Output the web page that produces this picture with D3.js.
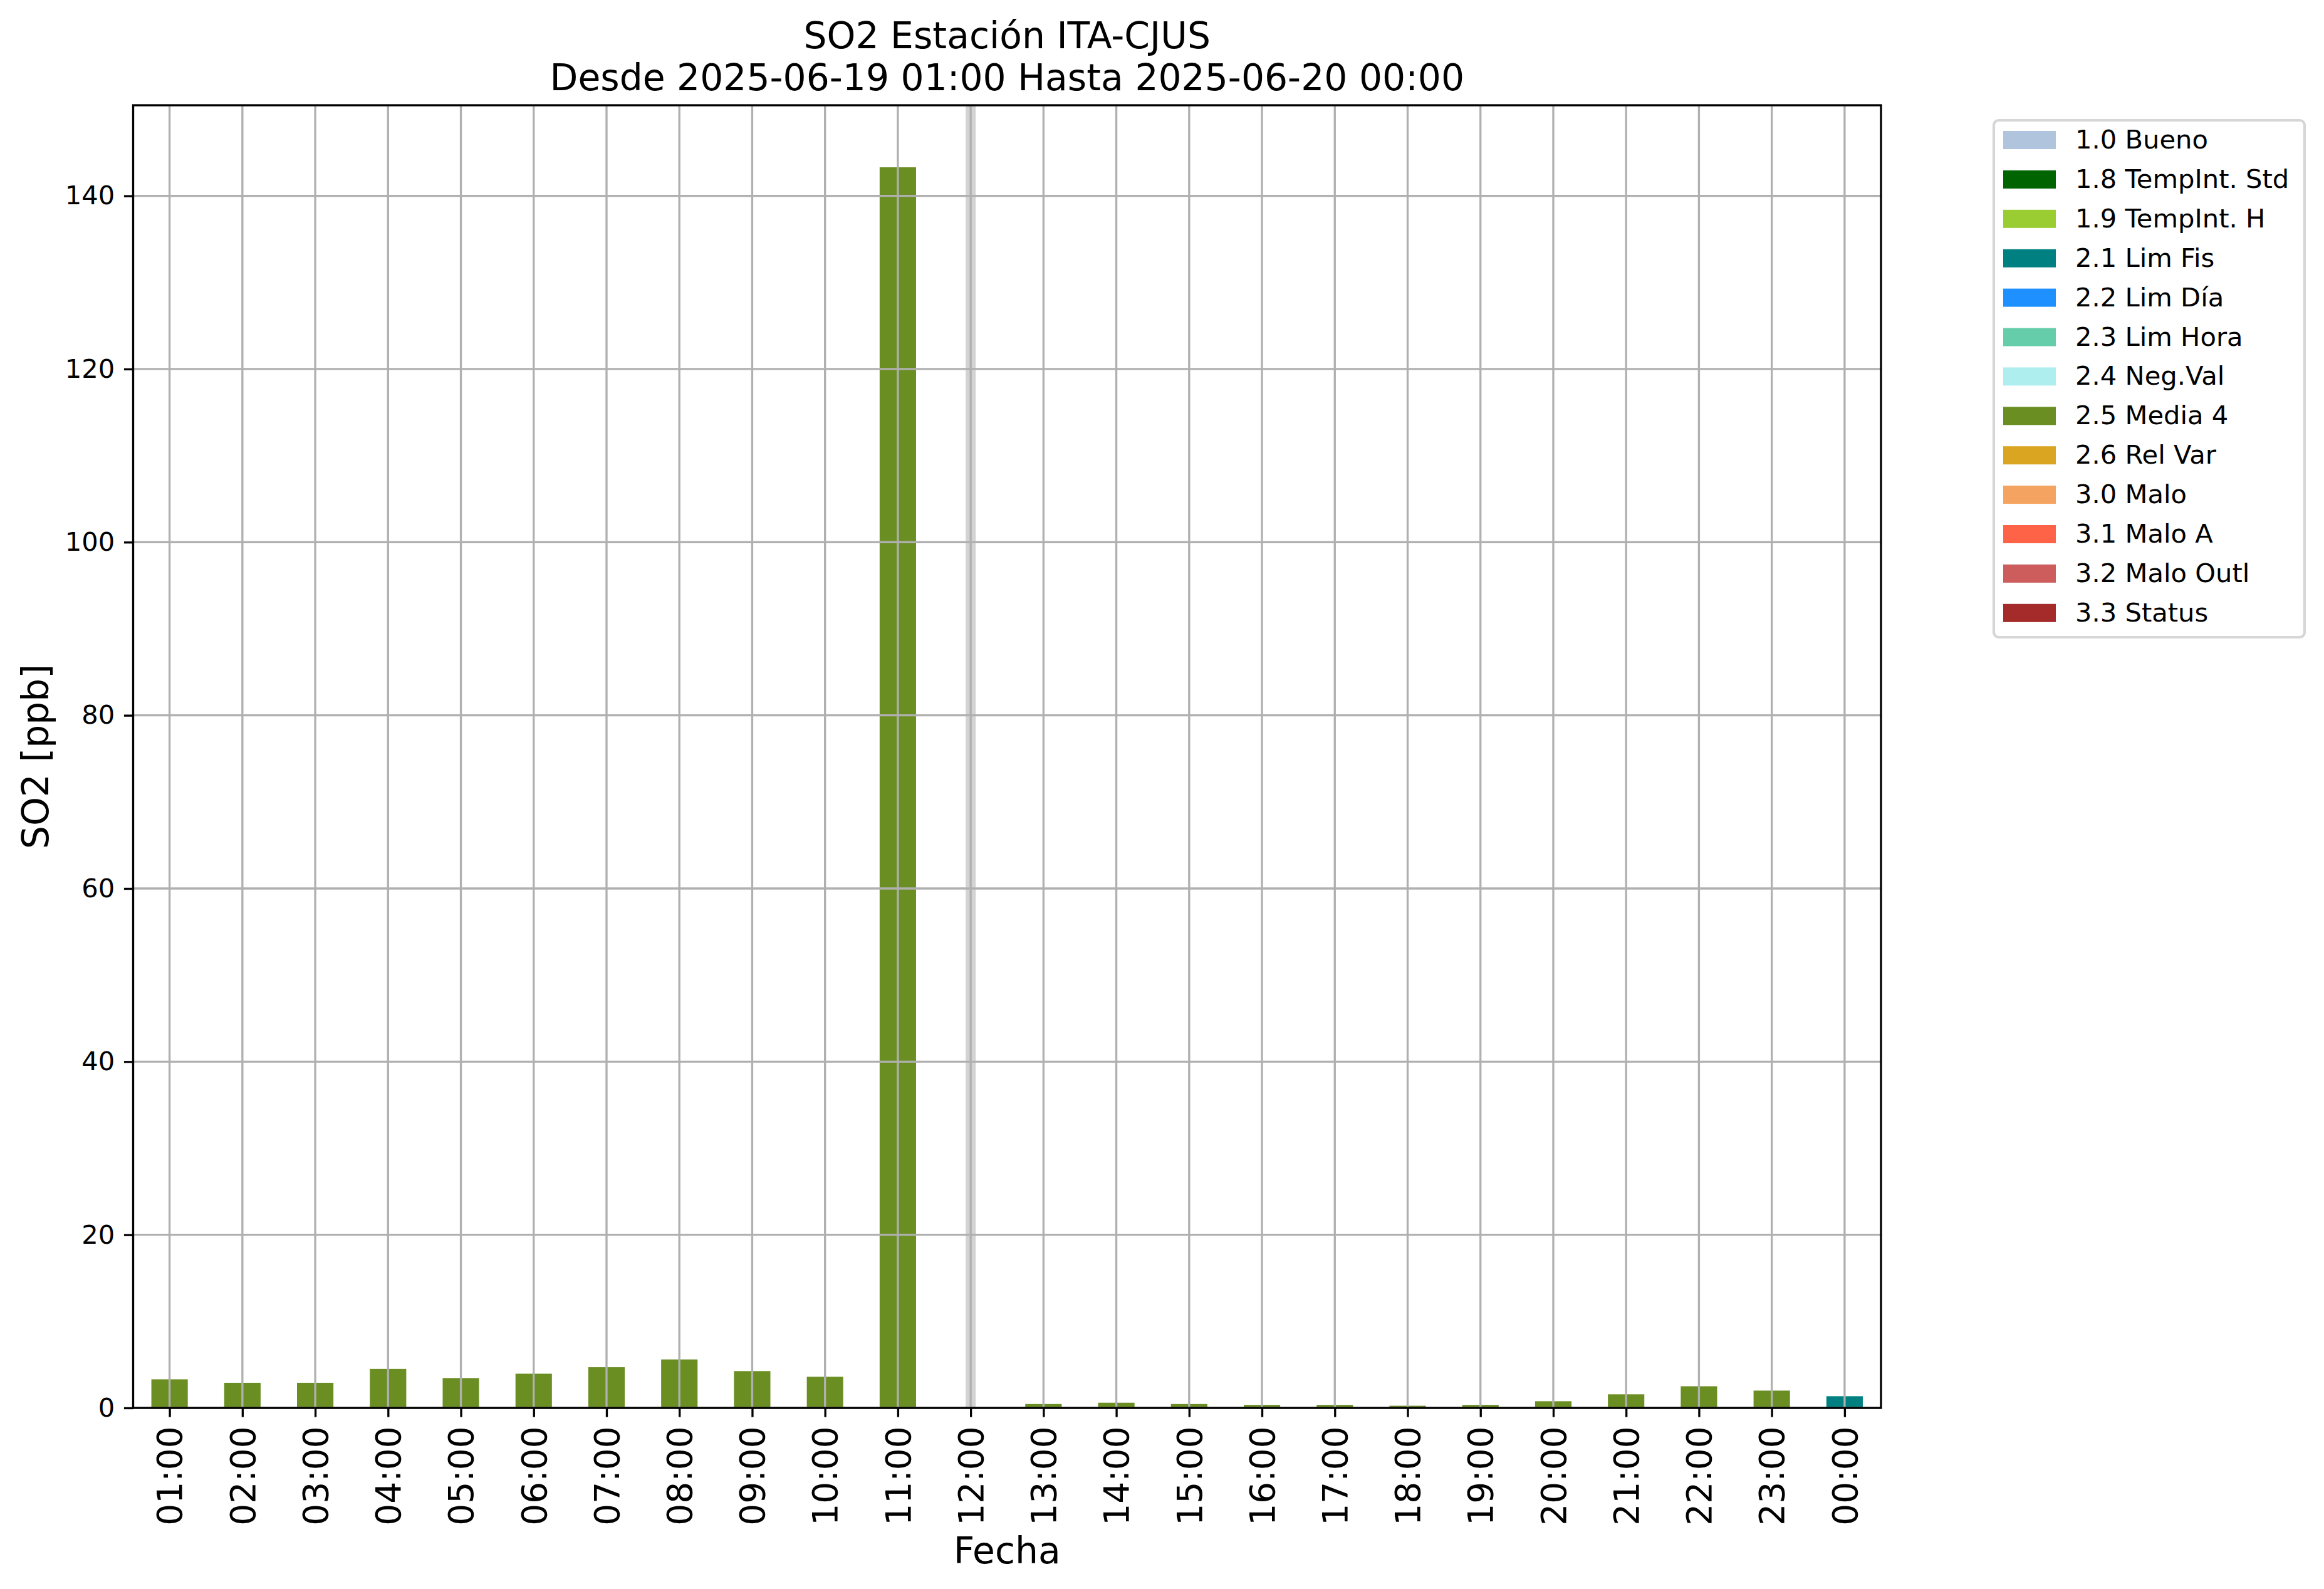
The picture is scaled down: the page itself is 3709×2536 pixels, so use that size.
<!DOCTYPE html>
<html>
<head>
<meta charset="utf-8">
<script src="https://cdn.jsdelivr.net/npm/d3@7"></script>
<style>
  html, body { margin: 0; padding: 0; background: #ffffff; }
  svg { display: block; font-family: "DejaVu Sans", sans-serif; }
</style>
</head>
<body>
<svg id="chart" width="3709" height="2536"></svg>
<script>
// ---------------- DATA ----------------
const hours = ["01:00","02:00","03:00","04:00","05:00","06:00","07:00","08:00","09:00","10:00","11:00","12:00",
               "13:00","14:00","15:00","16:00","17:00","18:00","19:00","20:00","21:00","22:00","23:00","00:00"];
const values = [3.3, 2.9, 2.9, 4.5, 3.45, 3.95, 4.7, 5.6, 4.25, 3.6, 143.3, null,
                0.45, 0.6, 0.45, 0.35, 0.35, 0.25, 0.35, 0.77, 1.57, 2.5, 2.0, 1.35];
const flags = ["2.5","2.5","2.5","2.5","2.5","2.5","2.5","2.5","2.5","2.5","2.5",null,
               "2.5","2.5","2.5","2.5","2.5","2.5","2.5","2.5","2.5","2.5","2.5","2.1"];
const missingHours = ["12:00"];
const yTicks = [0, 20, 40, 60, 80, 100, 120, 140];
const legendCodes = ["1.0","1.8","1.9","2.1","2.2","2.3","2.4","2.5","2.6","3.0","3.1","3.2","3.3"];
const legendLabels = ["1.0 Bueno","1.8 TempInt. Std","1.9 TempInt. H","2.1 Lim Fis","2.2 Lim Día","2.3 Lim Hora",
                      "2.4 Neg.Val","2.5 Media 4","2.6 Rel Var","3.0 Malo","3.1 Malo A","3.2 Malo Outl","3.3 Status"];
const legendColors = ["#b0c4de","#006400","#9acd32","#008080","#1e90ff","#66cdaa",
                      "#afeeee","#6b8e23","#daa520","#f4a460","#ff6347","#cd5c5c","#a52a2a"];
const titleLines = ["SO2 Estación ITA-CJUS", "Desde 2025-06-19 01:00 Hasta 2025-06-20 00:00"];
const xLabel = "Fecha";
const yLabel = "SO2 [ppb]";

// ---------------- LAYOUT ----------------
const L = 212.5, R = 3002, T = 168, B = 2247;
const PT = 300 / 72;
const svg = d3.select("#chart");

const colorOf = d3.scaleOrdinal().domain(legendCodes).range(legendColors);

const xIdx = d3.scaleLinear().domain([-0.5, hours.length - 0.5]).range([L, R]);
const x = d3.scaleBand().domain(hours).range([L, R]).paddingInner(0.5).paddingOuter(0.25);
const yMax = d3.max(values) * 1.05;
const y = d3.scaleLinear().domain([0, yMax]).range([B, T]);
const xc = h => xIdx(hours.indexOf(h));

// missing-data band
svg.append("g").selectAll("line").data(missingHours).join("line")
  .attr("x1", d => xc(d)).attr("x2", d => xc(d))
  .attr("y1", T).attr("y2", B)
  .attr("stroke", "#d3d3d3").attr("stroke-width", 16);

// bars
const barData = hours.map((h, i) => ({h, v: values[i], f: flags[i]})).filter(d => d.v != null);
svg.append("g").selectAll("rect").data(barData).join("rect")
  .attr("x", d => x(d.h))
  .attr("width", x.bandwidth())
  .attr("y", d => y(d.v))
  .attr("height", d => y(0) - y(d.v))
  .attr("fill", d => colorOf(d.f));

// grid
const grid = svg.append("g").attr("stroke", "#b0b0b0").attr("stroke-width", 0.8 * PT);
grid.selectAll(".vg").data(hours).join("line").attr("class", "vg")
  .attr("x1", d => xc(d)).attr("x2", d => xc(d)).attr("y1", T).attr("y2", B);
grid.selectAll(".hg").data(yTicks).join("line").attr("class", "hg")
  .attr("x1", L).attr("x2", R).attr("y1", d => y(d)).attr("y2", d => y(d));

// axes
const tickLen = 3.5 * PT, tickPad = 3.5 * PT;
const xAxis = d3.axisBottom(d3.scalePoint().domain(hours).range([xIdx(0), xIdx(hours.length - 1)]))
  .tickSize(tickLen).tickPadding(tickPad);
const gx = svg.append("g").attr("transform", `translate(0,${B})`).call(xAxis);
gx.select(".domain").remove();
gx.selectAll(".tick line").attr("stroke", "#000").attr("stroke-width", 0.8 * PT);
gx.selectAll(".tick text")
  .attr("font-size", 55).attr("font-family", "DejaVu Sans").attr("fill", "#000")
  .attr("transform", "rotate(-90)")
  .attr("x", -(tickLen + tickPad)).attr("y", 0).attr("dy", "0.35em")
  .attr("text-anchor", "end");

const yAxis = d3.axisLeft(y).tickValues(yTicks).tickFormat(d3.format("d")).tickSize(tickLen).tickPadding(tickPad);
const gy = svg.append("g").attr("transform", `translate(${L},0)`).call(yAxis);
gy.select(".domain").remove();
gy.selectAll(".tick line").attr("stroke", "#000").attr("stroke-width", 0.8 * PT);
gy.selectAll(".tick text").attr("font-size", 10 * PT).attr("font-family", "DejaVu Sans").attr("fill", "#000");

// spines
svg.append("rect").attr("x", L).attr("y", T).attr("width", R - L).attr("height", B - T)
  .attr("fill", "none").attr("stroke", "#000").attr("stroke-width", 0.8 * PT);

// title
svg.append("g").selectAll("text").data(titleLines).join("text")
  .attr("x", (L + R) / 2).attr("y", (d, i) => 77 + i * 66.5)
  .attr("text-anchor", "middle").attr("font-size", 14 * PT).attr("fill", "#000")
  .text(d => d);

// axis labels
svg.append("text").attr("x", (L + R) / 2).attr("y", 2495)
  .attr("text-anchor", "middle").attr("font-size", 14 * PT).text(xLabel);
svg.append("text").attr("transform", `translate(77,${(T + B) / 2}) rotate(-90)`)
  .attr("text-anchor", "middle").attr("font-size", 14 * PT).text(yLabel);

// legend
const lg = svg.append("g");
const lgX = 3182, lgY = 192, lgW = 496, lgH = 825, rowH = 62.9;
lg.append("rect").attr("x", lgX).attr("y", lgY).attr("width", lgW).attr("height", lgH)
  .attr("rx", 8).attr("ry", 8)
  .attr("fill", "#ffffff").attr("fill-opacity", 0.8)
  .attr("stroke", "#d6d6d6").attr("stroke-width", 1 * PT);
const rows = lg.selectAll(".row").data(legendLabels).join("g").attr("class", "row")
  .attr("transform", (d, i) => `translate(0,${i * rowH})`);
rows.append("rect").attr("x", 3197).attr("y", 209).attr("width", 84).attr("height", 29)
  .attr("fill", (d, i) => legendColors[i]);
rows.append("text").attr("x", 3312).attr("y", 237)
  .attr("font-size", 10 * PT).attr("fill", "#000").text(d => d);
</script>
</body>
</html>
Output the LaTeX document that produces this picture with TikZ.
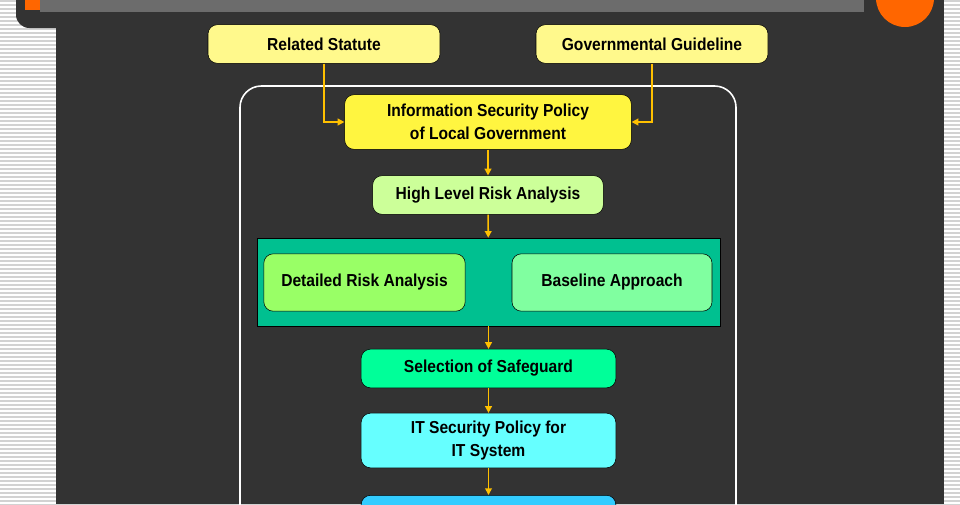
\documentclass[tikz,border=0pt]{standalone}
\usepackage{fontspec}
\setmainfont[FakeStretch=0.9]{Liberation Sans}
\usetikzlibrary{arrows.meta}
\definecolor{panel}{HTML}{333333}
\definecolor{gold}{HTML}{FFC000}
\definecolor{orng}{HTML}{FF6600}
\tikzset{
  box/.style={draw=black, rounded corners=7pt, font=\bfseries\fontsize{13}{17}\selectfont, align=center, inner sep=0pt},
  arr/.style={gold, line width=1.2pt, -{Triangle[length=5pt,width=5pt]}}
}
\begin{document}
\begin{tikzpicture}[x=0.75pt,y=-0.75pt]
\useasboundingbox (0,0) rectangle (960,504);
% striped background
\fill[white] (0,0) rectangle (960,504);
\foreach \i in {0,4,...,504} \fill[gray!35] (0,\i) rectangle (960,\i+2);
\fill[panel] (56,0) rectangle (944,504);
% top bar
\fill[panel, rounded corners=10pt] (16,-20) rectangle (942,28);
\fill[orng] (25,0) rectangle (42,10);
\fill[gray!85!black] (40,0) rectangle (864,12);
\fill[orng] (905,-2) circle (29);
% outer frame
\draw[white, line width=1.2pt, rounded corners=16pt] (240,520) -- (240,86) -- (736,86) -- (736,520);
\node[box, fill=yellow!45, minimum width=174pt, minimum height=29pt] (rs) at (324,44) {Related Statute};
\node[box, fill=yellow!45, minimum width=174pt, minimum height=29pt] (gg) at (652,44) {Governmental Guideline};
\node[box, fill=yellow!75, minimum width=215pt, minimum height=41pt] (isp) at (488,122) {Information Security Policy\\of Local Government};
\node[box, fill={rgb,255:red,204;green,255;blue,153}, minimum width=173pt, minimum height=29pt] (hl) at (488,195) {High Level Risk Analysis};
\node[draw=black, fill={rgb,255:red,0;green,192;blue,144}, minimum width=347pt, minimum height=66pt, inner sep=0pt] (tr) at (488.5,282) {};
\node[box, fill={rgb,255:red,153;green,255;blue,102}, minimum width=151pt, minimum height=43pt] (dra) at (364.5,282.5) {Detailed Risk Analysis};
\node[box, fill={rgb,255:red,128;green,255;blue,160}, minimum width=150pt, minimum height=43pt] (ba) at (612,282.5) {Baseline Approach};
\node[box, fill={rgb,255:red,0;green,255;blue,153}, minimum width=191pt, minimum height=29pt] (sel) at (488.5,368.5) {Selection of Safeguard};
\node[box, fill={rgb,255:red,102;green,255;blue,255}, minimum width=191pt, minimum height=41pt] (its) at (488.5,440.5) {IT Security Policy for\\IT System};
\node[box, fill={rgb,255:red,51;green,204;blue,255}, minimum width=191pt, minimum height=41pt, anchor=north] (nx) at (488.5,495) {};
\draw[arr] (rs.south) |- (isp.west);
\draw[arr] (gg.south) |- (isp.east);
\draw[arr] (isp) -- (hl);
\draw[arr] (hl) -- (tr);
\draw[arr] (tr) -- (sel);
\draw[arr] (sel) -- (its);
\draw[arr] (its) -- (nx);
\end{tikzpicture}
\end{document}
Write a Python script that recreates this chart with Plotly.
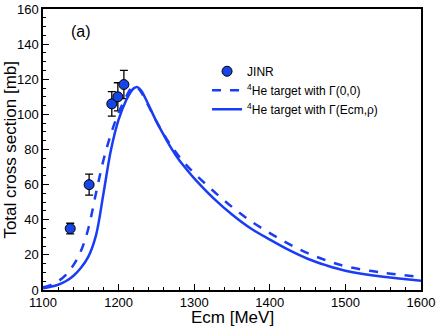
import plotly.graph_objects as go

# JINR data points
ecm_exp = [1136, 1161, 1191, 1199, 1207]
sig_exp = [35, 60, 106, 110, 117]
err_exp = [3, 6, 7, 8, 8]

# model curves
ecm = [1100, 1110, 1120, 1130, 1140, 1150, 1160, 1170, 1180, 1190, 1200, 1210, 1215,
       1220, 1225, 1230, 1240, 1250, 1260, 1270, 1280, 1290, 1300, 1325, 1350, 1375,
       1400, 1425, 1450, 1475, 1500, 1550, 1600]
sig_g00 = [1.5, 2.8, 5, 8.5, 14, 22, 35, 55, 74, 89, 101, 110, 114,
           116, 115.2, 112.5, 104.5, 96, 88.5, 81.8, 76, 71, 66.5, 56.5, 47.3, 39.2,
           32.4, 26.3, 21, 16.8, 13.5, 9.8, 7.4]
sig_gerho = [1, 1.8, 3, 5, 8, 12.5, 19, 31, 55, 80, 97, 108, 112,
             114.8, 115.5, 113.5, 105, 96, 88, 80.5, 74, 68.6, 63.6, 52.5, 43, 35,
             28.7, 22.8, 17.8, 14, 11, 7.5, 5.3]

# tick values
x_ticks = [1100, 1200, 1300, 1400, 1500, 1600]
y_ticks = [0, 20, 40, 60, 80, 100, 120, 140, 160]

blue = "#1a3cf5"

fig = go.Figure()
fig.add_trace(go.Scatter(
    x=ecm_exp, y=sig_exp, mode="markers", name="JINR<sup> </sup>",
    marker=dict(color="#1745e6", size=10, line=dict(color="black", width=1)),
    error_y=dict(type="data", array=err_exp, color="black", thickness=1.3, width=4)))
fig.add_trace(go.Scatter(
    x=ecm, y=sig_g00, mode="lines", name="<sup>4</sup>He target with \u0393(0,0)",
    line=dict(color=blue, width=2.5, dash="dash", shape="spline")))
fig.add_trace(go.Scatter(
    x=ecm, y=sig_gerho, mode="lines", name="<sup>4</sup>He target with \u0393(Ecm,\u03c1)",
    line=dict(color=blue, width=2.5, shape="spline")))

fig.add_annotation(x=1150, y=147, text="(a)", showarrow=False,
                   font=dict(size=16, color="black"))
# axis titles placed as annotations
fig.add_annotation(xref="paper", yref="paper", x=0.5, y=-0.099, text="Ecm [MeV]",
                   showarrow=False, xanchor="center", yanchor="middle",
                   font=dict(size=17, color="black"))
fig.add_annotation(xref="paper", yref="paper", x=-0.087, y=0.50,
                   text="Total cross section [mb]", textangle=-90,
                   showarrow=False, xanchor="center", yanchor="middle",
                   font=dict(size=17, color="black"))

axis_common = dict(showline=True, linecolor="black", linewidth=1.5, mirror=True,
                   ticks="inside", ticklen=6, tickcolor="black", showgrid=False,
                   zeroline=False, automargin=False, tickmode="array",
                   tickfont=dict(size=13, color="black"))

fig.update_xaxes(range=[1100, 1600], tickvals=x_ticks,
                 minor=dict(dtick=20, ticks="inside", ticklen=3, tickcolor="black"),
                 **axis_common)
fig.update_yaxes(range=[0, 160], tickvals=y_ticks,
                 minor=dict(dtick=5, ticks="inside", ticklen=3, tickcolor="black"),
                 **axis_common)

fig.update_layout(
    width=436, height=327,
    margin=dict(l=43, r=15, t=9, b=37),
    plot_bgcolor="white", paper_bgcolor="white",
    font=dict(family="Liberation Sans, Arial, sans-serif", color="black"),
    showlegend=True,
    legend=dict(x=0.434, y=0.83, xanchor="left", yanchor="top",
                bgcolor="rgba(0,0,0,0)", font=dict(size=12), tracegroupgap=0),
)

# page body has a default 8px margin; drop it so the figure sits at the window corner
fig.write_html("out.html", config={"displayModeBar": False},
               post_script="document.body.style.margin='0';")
########
> Task to complete
Look above and copy only the lines from the one holding "Write a Python" to the one holding "err_exp = [3, 6, 7, 8, 8]", both included, exactly, minus the pictures.

> Written response
Write a Python script that recreates this chart with Plotly.
import plotly.graph_objects as go

# JINR data points
ecm_exp = [1136, 1161, 1191, 1199, 1207]
sig_exp = [35, 60, 106, 110, 117]
err_exp = [3, 6, 7, 8, 8]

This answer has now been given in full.